- **WHAT YOU WILL DO**: Extract all data as written.

* start *

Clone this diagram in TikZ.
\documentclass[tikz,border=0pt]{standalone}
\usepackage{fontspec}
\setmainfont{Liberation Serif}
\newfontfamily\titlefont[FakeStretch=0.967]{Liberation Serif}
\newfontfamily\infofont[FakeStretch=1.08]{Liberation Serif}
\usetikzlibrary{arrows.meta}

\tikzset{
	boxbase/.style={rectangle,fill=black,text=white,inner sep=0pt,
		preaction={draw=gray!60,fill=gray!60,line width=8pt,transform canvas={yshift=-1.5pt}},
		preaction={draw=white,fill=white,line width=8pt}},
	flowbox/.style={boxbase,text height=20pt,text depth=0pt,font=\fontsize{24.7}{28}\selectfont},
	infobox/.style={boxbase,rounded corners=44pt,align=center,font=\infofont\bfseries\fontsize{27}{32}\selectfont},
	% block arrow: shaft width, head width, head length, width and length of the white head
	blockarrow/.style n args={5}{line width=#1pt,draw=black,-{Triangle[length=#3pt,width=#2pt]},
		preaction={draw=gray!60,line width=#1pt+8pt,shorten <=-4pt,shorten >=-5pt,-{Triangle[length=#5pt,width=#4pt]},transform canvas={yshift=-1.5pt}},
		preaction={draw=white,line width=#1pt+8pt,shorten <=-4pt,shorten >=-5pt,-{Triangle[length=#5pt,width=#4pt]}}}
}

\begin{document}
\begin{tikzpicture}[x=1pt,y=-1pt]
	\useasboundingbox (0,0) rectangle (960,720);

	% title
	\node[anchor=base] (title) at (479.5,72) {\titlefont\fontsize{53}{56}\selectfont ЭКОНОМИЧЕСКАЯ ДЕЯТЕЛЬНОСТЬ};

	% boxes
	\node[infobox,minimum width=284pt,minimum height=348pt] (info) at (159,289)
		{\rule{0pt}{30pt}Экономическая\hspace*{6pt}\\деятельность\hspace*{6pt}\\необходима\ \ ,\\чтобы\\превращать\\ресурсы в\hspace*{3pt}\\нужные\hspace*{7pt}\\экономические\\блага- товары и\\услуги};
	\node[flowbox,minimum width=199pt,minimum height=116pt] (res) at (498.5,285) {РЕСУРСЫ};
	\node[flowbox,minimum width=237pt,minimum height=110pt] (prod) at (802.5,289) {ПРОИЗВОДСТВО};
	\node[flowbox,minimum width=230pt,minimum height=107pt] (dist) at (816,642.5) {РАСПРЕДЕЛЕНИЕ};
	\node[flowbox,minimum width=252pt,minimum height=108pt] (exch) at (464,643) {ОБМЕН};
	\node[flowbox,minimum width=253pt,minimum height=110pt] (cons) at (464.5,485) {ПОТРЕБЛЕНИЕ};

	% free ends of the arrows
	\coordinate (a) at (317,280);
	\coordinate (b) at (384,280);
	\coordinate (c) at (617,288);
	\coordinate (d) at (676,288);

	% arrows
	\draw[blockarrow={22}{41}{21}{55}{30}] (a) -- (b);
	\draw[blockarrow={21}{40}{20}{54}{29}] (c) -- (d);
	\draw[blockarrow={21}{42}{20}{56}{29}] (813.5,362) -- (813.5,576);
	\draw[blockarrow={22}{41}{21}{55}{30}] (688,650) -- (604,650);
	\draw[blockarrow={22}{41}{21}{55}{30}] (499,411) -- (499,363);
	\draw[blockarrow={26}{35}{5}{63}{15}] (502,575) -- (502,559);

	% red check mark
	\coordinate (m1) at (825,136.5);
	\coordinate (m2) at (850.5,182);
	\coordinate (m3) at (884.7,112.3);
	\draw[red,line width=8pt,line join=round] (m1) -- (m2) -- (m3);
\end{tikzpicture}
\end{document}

* end *

- **OUTPUT FOR THIS TASK**:
Clone this diagram in TikZ.
\documentclass[tikz,border=0pt]{standalone}
\usepackage{fontspec}
\setmainfont{Liberation Serif}
\newfontfamily\titlefont[FakeStretch=0.967]{Liberation Serif}
\newfontfamily\infofont[FakeStretch=1.08]{Liberation Serif}
\usetikzlibrary{arrows.meta}

\tikzset{
	boxbase/.style={rectangle,fill=black,text=white,inner sep=0pt,
		preaction={draw=gray!60,fill=gray!60,line width=8pt,transform canvas={yshift=-1.5pt}},
		preaction={draw=white,fill=white,line width=8pt}},
	flowbox/.style={boxbase,text height=20pt,text depth=0pt,font=\fontsize{24.7}{28}\selectfont},
	infobox/.style={boxbase,rounded corners=44pt,align=center,font=\infofont\bfseries\fontsize{27}{32}\selectfont},
	% block arrow: shaft width, head width, head length, width and length of the white head
	blockarrow/.style n args={5}{line width=#1pt,draw=black,-{Triangle[length=#3pt,width=#2pt]},
		preaction={draw=gray!60,line width=#1pt+8pt,shorten <=-4pt,shorten >=-5pt,-{Triangle[length=#5pt,width=#4pt]},transform canvas={yshift=-1.5pt}},
		preaction={draw=white,line width=#1pt+8pt,shorten <=-4pt,shorten >=-5pt,-{Triangle[length=#5pt,width=#4pt]}}}
}

\begin{document}
\begin{tikzpicture}[x=1pt,y=-1pt]
	\useasboundingbox (0,0) rectangle (960,720);

	% title
	\node[anchor=base] (title) at (479.5,72) {\titlefont\fontsize{53}{56}\selectfont ЭКОНОМИЧЕСКАЯ ДЕЯТЕЛЬНОСТЬ};

	% boxes
	\node[infobox,minimum width=284pt,minimum height=348pt] (info) at (159,289)
		{\rule{0pt}{30pt}Экономическая\hspace*{6pt}\\деятельность\hspace*{6pt}\\необходима\ \ ,\\чтобы\\превращать\\ресурсы в\hspace*{3pt}\\нужные\hspace*{7pt}\\экономические\\блага- товары и\\услуги};
	\node[flowbox,minimum width=199pt,minimum height=116pt] (res) at (498.5,285) {РЕСУРСЫ};
	\node[flowbox,minimum width=237pt,minimum height=110pt] (prod) at (802.5,289) {ПРОИЗВОДСТВО};
	\node[flowbox,minimum width=230pt,minimum height=107pt] (dist) at (816,642.5) {РАСПРЕДЕЛЕНИЕ};
	\node[flowbox,minimum width=252pt,minimum height=108pt] (exch) at (464,643) {ОБМЕН};
	\node[flowbox,minimum width=253pt,minimum height=110pt] (cons) at (464.5,485) {ПОТРЕБЛЕНИЕ};

	% free ends of the arrows
	\coordinate (a) at (317,280);
	\coordinate (b) at (384,280);
	\coordinate (c) at (617,288);
	\coordinate (d) at (676,288);

	% arrows
	\draw[blockarrow={22}{41}{21}{55}{30}] (a) -- (b);
	\draw[blockarrow={21}{40}{20}{54}{29}] (c) -- (d);
	\draw[blockarrow={21}{42}{20}{56}{29}] (813.5,362) -- (813.5,576);
	\draw[blockarrow={22}{41}{21}{55}{30}] (688,650) -- (604,650);
	\draw[blockarrow={22}{41}{21}{55}{30}] (499,411) -- (499,363);
	\draw[blockarrow={26}{35}{5}{63}{15}] (502,575) -- (502,559);

	% red check mark
	\coordinate (m1) at (825,136.5);
	\coordinate (m2) at (850.5,182);
	\coordinate (m3) at (884.7,112.3);
	\draw[red,line width=8pt,line join=round] (m1) -- (m2) -- (m3);
\end{tikzpicture}
\end{document}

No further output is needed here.